En fait, maints passages de Smith, de Say et de Ricardo montrent que ces maîtres admettaient fort bien un antagonisme accidentel des intérêts privés et de l’intérêt général, pourvu qu’il ne s’agît pas d’un antagonisme essentiel et constant. Le texte même de Smith qu’on lui reproche le plus, contient un mot qui empêche d’en généraliser la portée. « Chaque individu, disait Smith, tout en ne cherchant que son intérêt personnel, travaille souvent d’une manière bien plus efficace pour la société que s’il avait réellement pour but d’y travailler[1] » ; quant à Ricardo, partisan de l’introduction des machines, il se déclare « convaincu que la substitution des forces mécaniques aux forces humaines pèse quelquefois très lourdement, très péniblement, sur les épaules des classes laborieuses[2] ».
Mais, une fois admis ces antagonismes en quelque sorte contingents, il est difficile de contester que, dans l’immense généralité des cas, là recherche honnête et morale-de l’intérêt privé de chacun réalise providentiellement le bien général de tous[3]. Or, c’est bien là ce que les économistes classiques ont mis en évidence.

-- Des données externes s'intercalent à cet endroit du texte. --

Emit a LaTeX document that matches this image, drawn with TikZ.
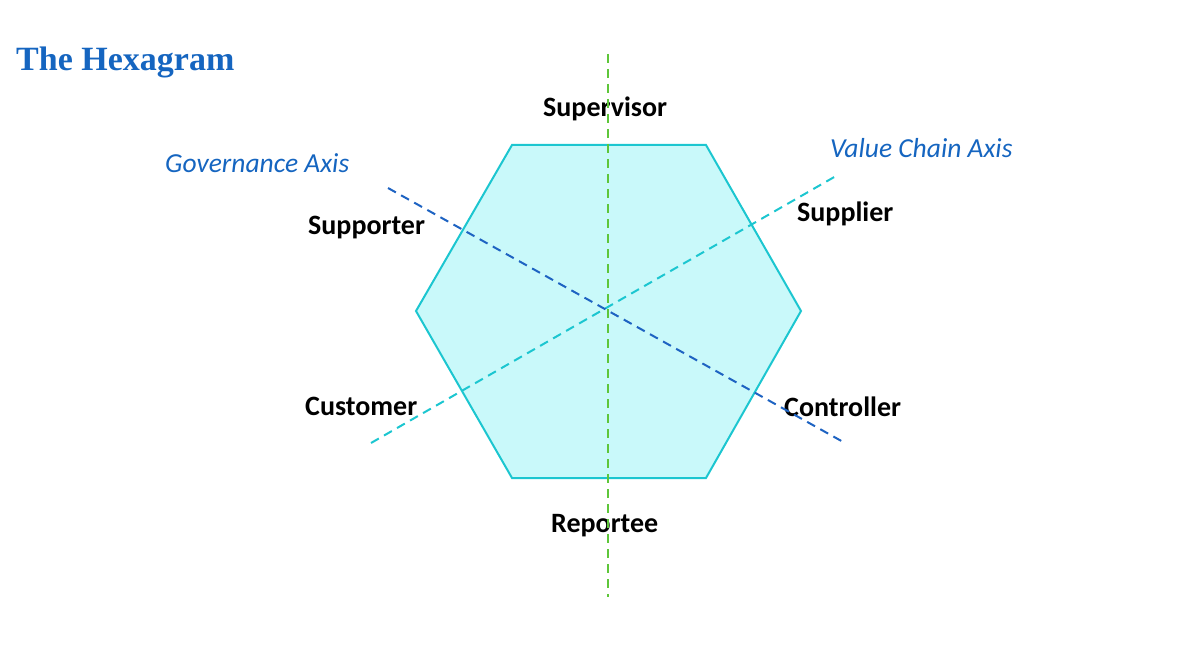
\documentclass[tikz,border=0pt]{standalone}
\usepackage{fontspec}
\setmainfont{Carlito}
\newfontfamily\titlefont{Liberation Serif}
\definecolor{hexfill}{HTML}{C9F9FA}
\definecolor{hexline}{HTML}{1CC6D0}
\definecolor{govblue}{HTML}{1E63C2}
\definecolor{titleblue}{HTML}{1565C0}
\definecolor{axisgreen}{HTML}{5EC63A}
\tikzset{
  rolelabel/.style={anchor=base west, inner sep=0pt, font=\fontsize{28}{31}\selectfont\bfseries, text=black},
  axislabel/.style={anchor=base west, inner sep=0pt, font=\fontsize{27.5}{30}\selectfont\itshape, text=titleblue},
  axisline/.style={line width=2pt, dash pattern=on 9pt off 6pt},
}
\begin{document}
\begin{tikzpicture}[x=1pt,y=-1pt]
\useasboundingbox (0,0) rectangle (1200,650);
% hexagon
\draw[hexline, fill=hexfill, line width=2pt, line join=miter]
  (512,145) -- (706,145) -- (801,311) -- (706,478) -- (512,478) -- (416,311) -- cycle;
% title
\node[anchor=base west, inner sep=0pt, font=\titlefont\fontsize{34}{38}\selectfont\bfseries, text=titleblue] (title) at (16,71) {The Hexagram};
% role labels
\node[rolelabel] (supervisor) at (543,117) {Supervisor};
\node[rolelabel] (supporter) at (308,234) {Supporter};
\node[rolelabel] (supplier) at (797,222) {Supplier};
\node[rolelabel] (customer) at (305,415) {Customer};
\node[rolelabel] (controller) at (784,416) {Controller};
\node[rolelabel] (reportee) at (551,532) {Reportee};
% axis labels
\node[axislabel] (govlabel) at (165,172) {Governance Axis};
\node[axislabel] (vclabel) at (830,158) {Value Chain Axis};
% axes
\coordinate (vtop) at (608,54);
\coordinate (vbot) at (608,597);
\coordinate (gstart) at (388,188);
\coordinate (gend) at (845,443);
\coordinate (cstart) at (371,443);
\coordinate (cend) at (836,176);
\draw[axisline, hexline] (cstart) -- (cend);
\draw[axisline, govblue] (gstart) -- (gend);
\draw[axisline, axisgreen] (vtop) -- (vbot);
\end{tikzpicture}
\end{document}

Contre l’école classique anglaise, le reproche d’une trop grande confiance dans ce bien général résultant de la recherche individuelle des intérêts privés prend une double forme ; on accuse cette école de ne pas s’intéresser : 1° à la prospérité nationale ; 2° au bien-être des classes pauvres et ouvrières. Voyons séparément ces deux points.
1° Indifférence pour la prospérité nationale. — Ici le reproche vient principalement des partisans de la protection douanière.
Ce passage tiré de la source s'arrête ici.